We apologize for the silence on our blog over the last week. Our travels across Iran, while rich and deeply fulfilling, have teamed up with slow and censored internet, a blistering pace of full days that end late, and an attempt to process it all that feels like a slow drip.
Now that we've dispensed with the excuses, we offer a few snapshots of our journey to not-so-traveled Western Iran — Hamadan, Kermanshan, and Ahvaz — where our path through the country begins.
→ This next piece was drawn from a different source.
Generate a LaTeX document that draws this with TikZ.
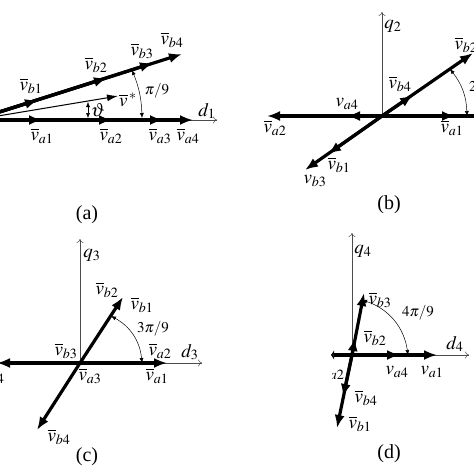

Our road trip took us from Tehran west then south though ancient, pre-Islamic civilizations — the Elamite Ziggurat of Tchogha Zabnil (1250 BC), Tomb of Esther (yes, the Esther from the bible), remains of the Achaemenian dynasty at Susa (Shush) (6th century BC), reliefs of Achaemenian King Darius the Great at Bisotun (6th century BC), and the Sassanid Empire sites of Bishapur city and Taq-e Bostan rock reliefs (3rd-7th century AD).
Use caution the next time you use the word “old.”
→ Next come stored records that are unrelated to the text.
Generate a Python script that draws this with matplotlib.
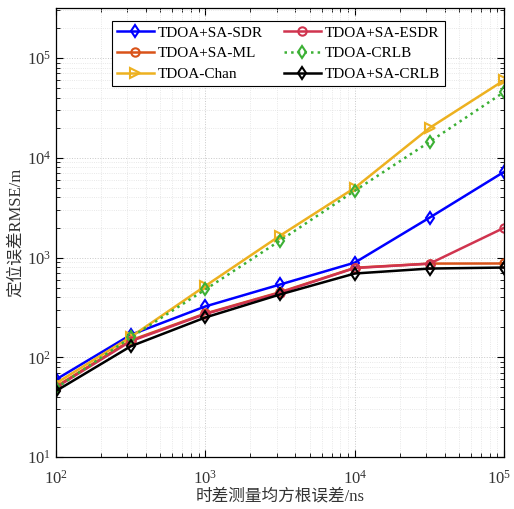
import numpy as np
import matplotlib
matplotlib.use('Agg')
import matplotlib.pyplot as plt
import matplotlib.transforms as mtransforms

plt.rcParams['font.family'] = ['Liberation Serif', 'Noto Sans CJK SC']
plt.rcParams['mathtext.fontset'] = 'custom'
plt.rcParams['mathtext.rm'] = 'Liberation Serif'

# time-difference RMS error (ns)
sigma = [1e2, 10**2.5, 1e3, 10**3.5, 1e4, 10**4.5, 1e5]

# positioning RMSE (m)
sdr = [60, 168, 324, 537, 890, 2510, 7250]
ml = [51, 148, 275, 450, 790, 870, 872]
chan = [55, 160, 520, 1660, 5000, 19900, 60000]
esdr = [50, 145, 272, 445, 785, 868, 1990]
crlb = [49, 158, 479, 1480, 4680, 14450, 45700]
sa_crlb = [46, 129, 251, 427, 692, 776, 794]

labels = ['TDOA+SA-SDR', 'TDOA+SA-ML', 'TDOA-Chan',
          'TDOA+SA-ESDR', 'TDOA-CRLB', 'TDOA+SA-CRLB']

fig = plt.figure(figsize=(5.14, 5.09), dpi=100)
ax = fig.add_axes([0.109, 0.102, 0.872, 0.882])

lw = 1.8
ax.plot(sigma, sdr, '-d', color='#0000ff', lw=lw, ms=6, mfc='none', mew=1.5, label=labels[0])
ax.plot(sigma, ml, '-o', color='#d95319', lw=lw, ms=6, mfc='none', mew=1.5, label=labels[1])
ax.plot(sigma, chan, '->', color='#edb120', lw=lw, ms=7, mfc='none', mew=1.5, label=labels[2])
ax.plot(sigma, esdr, '-o', color='#d0344f', lw=lw, ms=6, mfc='none', mew=1.5, label=labels[3])
ax.plot(sigma, crlb, ':d', color='#3cb035', lw=lw, ms=6, mfc='none', mew=1.5, label=labels[4])
ax.plot(sigma, sa_crlb, '-d', color='black', lw=lw, ms=6, mfc='none', mew=1.5, label=labels[5])

ax.set_xscale('log')
ax.set_yscale('log')
ax.set_xlim(1e2, 1e5)
ax.set_ylim(1e1, 10**5.5)

ax.grid(True, which='major', ls=':', color='#c8c8c8', lw=0.7)
ax.grid(True, which='minor', ls=':', color='#e0e0e0', lw=0.6)
ax.tick_params(which='both', direction='in', top=True, right=True, labelsize=12,
               labelcolor='#333333')
ax.tick_params(which='major', length=5)
ax.tick_params(which='minor', length=3)
ax.tick_params(axis='x', which='major', pad=9)
for s in ax.spines.values():
    s.set_linewidth(0.9)

ax.set_xlabel('时差测量均方根误差/ns', fontsize=12, color='#333333', labelpad=1)
ax.set_ylabel('定位误差RMSE/m', fontsize=12, color='#333333', labelpad=2)

leg = ax.legend(ncol=2, loc='upper center', bbox_to_anchor=(0.496, 0.989),
                fontsize=11, handlelength=2.4, columnspacing=1.4,
                borderpad=0.35, labelspacing=0.45, handletextpad=0.25,
                fancybox=False, edgecolor='black', framealpha=1)
leg.get_frame().set_linewidth(0.8)

# keep the 10^5 label inside the figure
fig.canvas.draw()
last = [t for t in ax.get_xticklabels() if t.get_position()[0] == 1e5]
shift = mtransforms.ScaledTranslation(-5 / 100, 0, fig.dpi_scale_trans)
for t in last:
    t.set_transform(t.get_transform() + shift)

fig.savefig('out.png', dpi=100)
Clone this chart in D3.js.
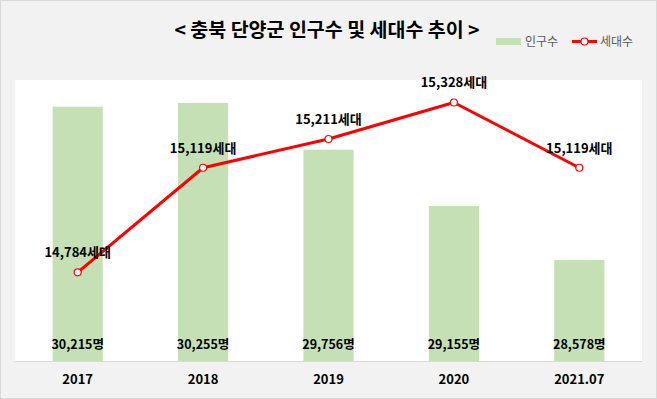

Along the way, we soaked up present culture. We met Iranian people, we poked around markets, we collected more warm greetings and invitations than we knew what to do with. We even dropped in on a roadside kebab stand frequented by packs of jovial Kurdish truckers making their way from Iraqi Kurdistan.
Although this segment of the trip doesn't feature any of the dazzling bits of Persian design and architecture that we'll be serving up in later posts, it provided the historical and cultural base from which to begin to comprehend early Persian history and the surprising ethnic diversity of the Iranian people.